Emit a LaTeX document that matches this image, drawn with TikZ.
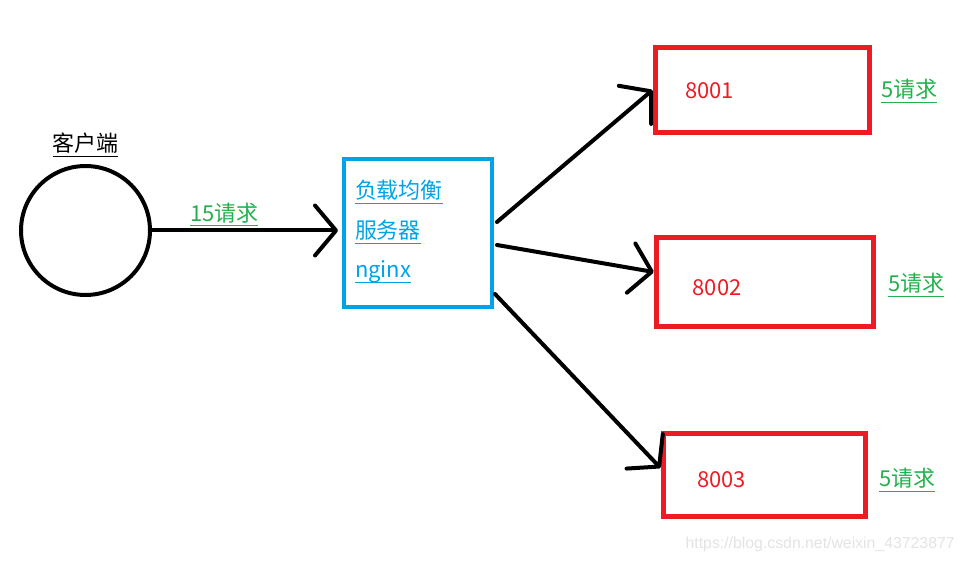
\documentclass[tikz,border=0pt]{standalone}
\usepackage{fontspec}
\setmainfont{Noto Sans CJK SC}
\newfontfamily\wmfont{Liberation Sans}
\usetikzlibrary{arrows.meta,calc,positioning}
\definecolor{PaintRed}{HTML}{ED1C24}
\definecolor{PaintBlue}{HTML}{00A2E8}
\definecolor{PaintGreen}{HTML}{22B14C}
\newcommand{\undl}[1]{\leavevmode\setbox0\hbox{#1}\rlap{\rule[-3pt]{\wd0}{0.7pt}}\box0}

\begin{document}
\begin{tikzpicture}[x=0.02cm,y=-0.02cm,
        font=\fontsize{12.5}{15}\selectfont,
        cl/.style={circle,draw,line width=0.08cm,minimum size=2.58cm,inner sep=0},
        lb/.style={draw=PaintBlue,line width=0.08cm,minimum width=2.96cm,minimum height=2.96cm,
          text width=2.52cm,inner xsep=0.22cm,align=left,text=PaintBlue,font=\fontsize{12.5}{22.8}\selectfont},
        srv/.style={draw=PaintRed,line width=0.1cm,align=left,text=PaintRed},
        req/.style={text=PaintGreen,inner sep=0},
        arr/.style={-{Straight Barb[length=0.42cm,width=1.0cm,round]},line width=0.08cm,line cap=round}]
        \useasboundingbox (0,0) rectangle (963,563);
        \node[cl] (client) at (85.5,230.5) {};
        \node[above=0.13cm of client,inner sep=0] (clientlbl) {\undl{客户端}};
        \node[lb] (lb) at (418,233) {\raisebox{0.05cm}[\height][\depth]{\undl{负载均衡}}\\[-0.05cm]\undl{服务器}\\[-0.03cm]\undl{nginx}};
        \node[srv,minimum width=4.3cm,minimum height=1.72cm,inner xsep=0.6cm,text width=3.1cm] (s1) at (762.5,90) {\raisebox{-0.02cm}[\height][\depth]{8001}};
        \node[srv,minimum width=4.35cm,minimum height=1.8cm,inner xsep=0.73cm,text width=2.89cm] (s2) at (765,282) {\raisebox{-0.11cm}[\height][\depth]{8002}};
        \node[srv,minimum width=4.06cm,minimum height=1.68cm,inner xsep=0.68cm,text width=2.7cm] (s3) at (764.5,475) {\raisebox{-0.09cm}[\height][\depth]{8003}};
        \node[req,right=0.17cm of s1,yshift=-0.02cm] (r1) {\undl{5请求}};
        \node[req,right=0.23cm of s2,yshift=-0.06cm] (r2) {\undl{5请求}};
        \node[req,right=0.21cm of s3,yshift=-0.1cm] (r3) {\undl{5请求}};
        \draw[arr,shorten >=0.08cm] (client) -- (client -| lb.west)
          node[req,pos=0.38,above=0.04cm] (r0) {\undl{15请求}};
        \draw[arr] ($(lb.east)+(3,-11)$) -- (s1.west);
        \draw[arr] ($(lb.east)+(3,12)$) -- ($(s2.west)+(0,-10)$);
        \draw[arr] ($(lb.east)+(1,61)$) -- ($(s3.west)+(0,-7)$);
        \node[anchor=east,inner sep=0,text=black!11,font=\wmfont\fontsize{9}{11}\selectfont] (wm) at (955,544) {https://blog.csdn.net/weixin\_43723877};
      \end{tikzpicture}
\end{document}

———

Copy the listing exactly. Any image in it stays out of the copy.

The answer |
Emit a LaTeX document that matches this image, drawn with TikZ.
\documentclass[tikz,border=0pt]{standalone}
\usepackage{fontspec}
\setmainfont{Noto Sans CJK SC}
\newfontfamily\wmfont{Liberation Sans}
\usetikzlibrary{arrows.meta,calc,positioning}
\definecolor{PaintRed}{HTML}{ED1C24}
\definecolor{PaintBlue}{HTML}{00A2E8}
\definecolor{PaintGreen}{HTML}{22B14C}
\newcommand{\undl}[1]{\leavevmode\setbox0\hbox{#1}\rlap{\rule[-3pt]{\wd0}{0.7pt}}\box0}

\begin{document}
\begin{tikzpicture}[x=0.02cm,y=-0.02cm,
        font=\fontsize{12.5}{15}\selectfont,
        cl/.style={circle,draw,line width=0.08cm,minimum size=2.58cm,inner sep=0},
        lb/.style={draw=PaintBlue,line width=0.08cm,minimum width=2.96cm,minimum height=2.96cm,
          text width=2.52cm,inner xsep=0.22cm,align=left,text=PaintBlue,font=\fontsize{12.5}{22.8}\selectfont},
        srv/.style={draw=PaintRed,line width=0.1cm,align=left,text=PaintRed},
        req/.style={text=PaintGreen,inner sep=0},
        arr/.style={-{Straight Barb[length=0.42cm,width=1.0cm,round]},line width=0.08cm,line cap=round}]
        \useasboundingbox (0,0) rectangle (963,563);
        \node[cl] (client) at (85.5,230.5) {};
        \node[above=0.13cm of client,inner sep=0] (clientlbl) {\undl{客户端}};
        \node[lb] (lb) at (418,233) {\raisebox{0.05cm}[\height][\depth]{\undl{负载均衡}}\\[-0.05cm]\undl{服务器}\\[-0.03cm]\undl{nginx}};
        \node[srv,minimum width=4.3cm,minimum height=1.72cm,inner xsep=0.6cm,text width=3.1cm] (s1) at (762.5,90) {\raisebox{-0.02cm}[\height][\depth]{8001}};
        \node[srv,minimum width=4.35cm,minimum height=1.8cm,inner xsep=0.73cm,text width=2.89cm] (s2) at (765,282) {\raisebox{-0.11cm}[\height][\depth]{8002}};
        \node[srv,minimum width=4.06cm,minimum height=1.68cm,inner xsep=0.68cm,text width=2.7cm] (s3) at (764.5,475) {\raisebox{-0.09cm}[\height][\depth]{8003}};
        \node[req,right=0.17cm of s1,yshift=-0.02cm] (r1) {\undl{5请求}};
        \node[req,right=0.23cm of s2,yshift=-0.06cm] (r2) {\undl{5请求}};
        \node[req,right=0.21cm of s3,yshift=-0.1cm] (r3) {\undl{5请求}};
        \draw[arr,shorten >=0.08cm] (client) -- (client -| lb.west)
          node[req,pos=0.38,above=0.04cm] (r0) {\undl{15请求}};
        \draw[arr] ($(lb.east)+(3,-11)$) -- (s1.west);
        \draw[arr] ($(lb.east)+(3,12)$) -- ($(s2.west)+(0,-10)$);
        \draw[arr] ($(lb.east)+(1,61)$) -- ($(s3.west)+(0,-7)$);
        \node[anchor=east,inner sep=0,text=black!11,font=\wmfont\fontsize{9}{11}\selectfont] (wm) at (955,544) {https://blog.csdn.net/weixin\_43723877};
      \end{tikzpicture}
\end{document}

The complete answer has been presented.